Copy each line exactly. Drop every picture.

= Data extract =

▬▬▬▬▬▬

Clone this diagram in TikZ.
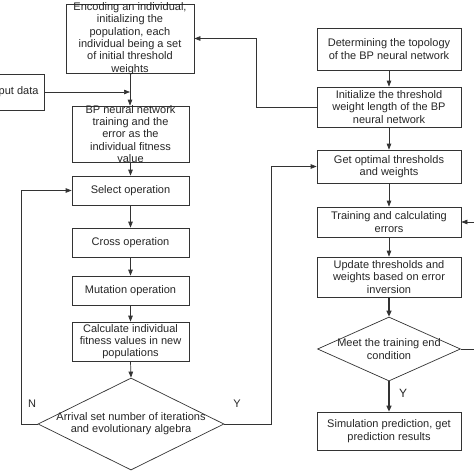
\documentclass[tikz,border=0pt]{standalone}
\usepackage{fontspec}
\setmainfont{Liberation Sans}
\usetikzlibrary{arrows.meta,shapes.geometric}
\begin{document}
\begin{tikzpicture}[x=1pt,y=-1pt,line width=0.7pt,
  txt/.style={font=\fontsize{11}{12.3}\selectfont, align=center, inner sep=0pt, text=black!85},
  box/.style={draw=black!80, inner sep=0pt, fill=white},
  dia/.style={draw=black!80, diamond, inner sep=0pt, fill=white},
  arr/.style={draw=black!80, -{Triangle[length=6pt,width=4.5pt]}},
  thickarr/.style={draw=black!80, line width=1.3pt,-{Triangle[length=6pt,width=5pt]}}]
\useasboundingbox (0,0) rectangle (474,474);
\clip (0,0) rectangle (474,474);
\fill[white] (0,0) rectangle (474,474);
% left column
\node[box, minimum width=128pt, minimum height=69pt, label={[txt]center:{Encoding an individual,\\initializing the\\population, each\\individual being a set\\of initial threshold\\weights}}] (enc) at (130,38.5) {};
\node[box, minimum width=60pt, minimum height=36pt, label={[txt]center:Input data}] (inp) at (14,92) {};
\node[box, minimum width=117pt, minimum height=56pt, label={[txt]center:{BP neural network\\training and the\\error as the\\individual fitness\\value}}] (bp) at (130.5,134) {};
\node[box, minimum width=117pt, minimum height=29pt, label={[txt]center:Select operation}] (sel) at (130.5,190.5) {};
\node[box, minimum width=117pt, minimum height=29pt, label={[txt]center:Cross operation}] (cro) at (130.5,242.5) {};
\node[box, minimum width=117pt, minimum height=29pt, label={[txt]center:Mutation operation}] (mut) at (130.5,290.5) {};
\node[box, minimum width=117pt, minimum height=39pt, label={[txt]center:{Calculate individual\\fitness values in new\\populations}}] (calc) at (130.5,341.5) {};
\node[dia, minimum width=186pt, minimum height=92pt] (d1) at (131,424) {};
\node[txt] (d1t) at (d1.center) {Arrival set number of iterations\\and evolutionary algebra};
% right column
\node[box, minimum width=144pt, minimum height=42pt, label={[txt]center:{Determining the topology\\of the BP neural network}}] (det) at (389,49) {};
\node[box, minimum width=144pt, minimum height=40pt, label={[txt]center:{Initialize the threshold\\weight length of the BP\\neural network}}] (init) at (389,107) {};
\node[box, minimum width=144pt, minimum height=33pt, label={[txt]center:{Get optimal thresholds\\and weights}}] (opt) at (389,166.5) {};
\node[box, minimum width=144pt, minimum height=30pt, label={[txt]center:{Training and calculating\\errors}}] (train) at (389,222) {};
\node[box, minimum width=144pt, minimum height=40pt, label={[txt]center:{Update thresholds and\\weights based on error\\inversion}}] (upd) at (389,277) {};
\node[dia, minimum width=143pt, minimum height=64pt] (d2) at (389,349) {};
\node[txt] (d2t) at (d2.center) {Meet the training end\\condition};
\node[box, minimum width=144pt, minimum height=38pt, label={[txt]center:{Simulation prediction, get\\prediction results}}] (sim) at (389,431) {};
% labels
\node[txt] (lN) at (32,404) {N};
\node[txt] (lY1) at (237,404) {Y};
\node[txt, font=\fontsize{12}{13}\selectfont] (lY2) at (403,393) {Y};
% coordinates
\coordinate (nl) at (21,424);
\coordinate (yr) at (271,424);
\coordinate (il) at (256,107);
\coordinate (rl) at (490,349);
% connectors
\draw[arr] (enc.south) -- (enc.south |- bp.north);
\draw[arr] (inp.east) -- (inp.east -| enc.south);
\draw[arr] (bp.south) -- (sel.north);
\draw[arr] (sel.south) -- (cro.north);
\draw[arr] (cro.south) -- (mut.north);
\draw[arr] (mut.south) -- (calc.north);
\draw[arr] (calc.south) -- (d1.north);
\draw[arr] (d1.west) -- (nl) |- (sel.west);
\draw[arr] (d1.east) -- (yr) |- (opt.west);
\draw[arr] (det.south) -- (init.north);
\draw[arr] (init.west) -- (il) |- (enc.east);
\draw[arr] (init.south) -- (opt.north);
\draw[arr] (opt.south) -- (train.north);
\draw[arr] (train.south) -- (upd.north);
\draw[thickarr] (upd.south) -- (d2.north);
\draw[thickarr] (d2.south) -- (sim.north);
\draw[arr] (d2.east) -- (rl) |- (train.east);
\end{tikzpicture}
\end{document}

▬▬▬▬▬▬

= Task solution =
Clone this diagram in TikZ.
\documentclass[tikz,border=0pt]{standalone}
\usepackage{fontspec}
\setmainfont{Liberation Sans}
\usetikzlibrary{arrows.meta,shapes.geometric}
\begin{document}
\begin{tikzpicture}[x=1pt,y=-1pt,line width=0.7pt,
  txt/.style={font=\fontsize{11}{12.3}\selectfont, align=center, inner sep=0pt, text=black!85},
  box/.style={draw=black!80, inner sep=0pt, fill=white},
  dia/.style={draw=black!80, diamond, inner sep=0pt, fill=white},
  arr/.style={draw=black!80, -{Triangle[length=6pt,width=4.5pt]}},
  thickarr/.style={draw=black!80, line width=1.3pt,-{Triangle[length=6pt,width=5pt]}}]
\useasboundingbox (0,0) rectangle (474,474);
\clip (0,0) rectangle (474,474);
\fill[white] (0,0) rectangle (474,474);
% left column
\node[box, minimum width=128pt, minimum height=69pt, label={[txt]center:{Encoding an individual,\\initializing the\\population, each\\individual being a set\\of initial threshold\\weights}}] (enc) at (130,38.5) {};
\node[box, minimum width=60pt, minimum height=36pt, label={[txt]center:Input data}] (inp) at (14,92) {};
\node[box, minimum width=117pt, minimum height=56pt, label={[txt]center:{BP neural network\\training and the\\error as the\\individual fitness\\value}}] (bp) at (130.5,134) {};
\node[box, minimum width=117pt, minimum height=29pt, label={[txt]center:Select operation}] (sel) at (130.5,190.5) {};
\node[box, minimum width=117pt, minimum height=29pt, label={[txt]center:Cross operation}] (cro) at (130.5,242.5) {};
\node[box, minimum width=117pt, minimum height=29pt, label={[txt]center:Mutation operation}] (mut) at (130.5,290.5) {};
\node[box, minimum width=117pt, minimum height=39pt, label={[txt]center:{Calculate individual\\fitness values in new\\populations}}] (calc) at (130.5,341.5) {};
\node[dia, minimum width=186pt, minimum height=92pt] (d1) at (131,424) {};
\node[txt] (d1t) at (d1.center) {Arrival set number of iterations\\and evolutionary algebra};
% right column
\node[box, minimum width=144pt, minimum height=42pt, label={[txt]center:{Determining the topology\\of the BP neural network}}] (det) at (389,49) {};
\node[box, minimum width=144pt, minimum height=40pt, label={[txt]center:{Initialize the threshold\\weight length of the BP\\neural network}}] (init) at (389,107) {};
\node[box, minimum width=144pt, minimum height=33pt, label={[txt]center:{Get optimal thresholds\\and weights}}] (opt) at (389,166.5) {};
\node[box, minimum width=144pt, minimum height=30pt, label={[txt]center:{Training and calculating\\errors}}] (train) at (389,222) {};
\node[box, minimum width=144pt, minimum height=40pt, label={[txt]center:{Update thresholds and\\weights based on error\\inversion}}] (upd) at (389,277) {};
\node[dia, minimum width=143pt, minimum height=64pt] (d2) at (389,349) {};
\node[txt] (d2t) at (d2.center) {Meet the training end\\condition};
\node[box, minimum width=144pt, minimum height=38pt, label={[txt]center:{Simulation prediction, get\\prediction results}}] (sim) at (389,431) {};
% labels
\node[txt] (lN) at (32,404) {N};
\node[txt] (lY1) at (237,404) {Y};
\node[txt, font=\fontsize{12}{13}\selectfont] (lY2) at (403,393) {Y};
% coordinates
\coordinate (nl) at (21,424);
\coordinate (yr) at (271,424);
\coordinate (il) at (256,107);
\coordinate (rl) at (490,349);
% connectors
\draw[arr] (enc.south) -- (enc.south |- bp.north);
\draw[arr] (inp.east) -- (inp.east -| enc.south);
\draw[arr] (bp.south) -- (sel.north);
\draw[arr] (sel.south) -- (cro.north);
\draw[arr] (cro.south) -- (mut.north);
\draw[arr] (mut.south) -- (calc.north);
\draw[arr] (calc.south) -- (d1.north);
\draw[arr] (d1.west) -- (nl) |- (sel.west);
\draw[arr] (d1.east) -- (yr) |- (opt.west);
\draw[arr] (det.south) -- (init.north);
\draw[arr] (init.west) -- (il) |- (enc.east);
\draw[arr] (init.south) -- (opt.north);
\draw[arr] (opt.south) -- (train.north);
\draw[arr] (train.south) -- (upd.north);
\draw[thickarr] (upd.south) -- (d2.north);
\draw[thickarr] (d2.south) -- (sim.north);
\draw[arr] (d2.east) -- (rl) |- (train.east);
\end{tikzpicture}
\end{document}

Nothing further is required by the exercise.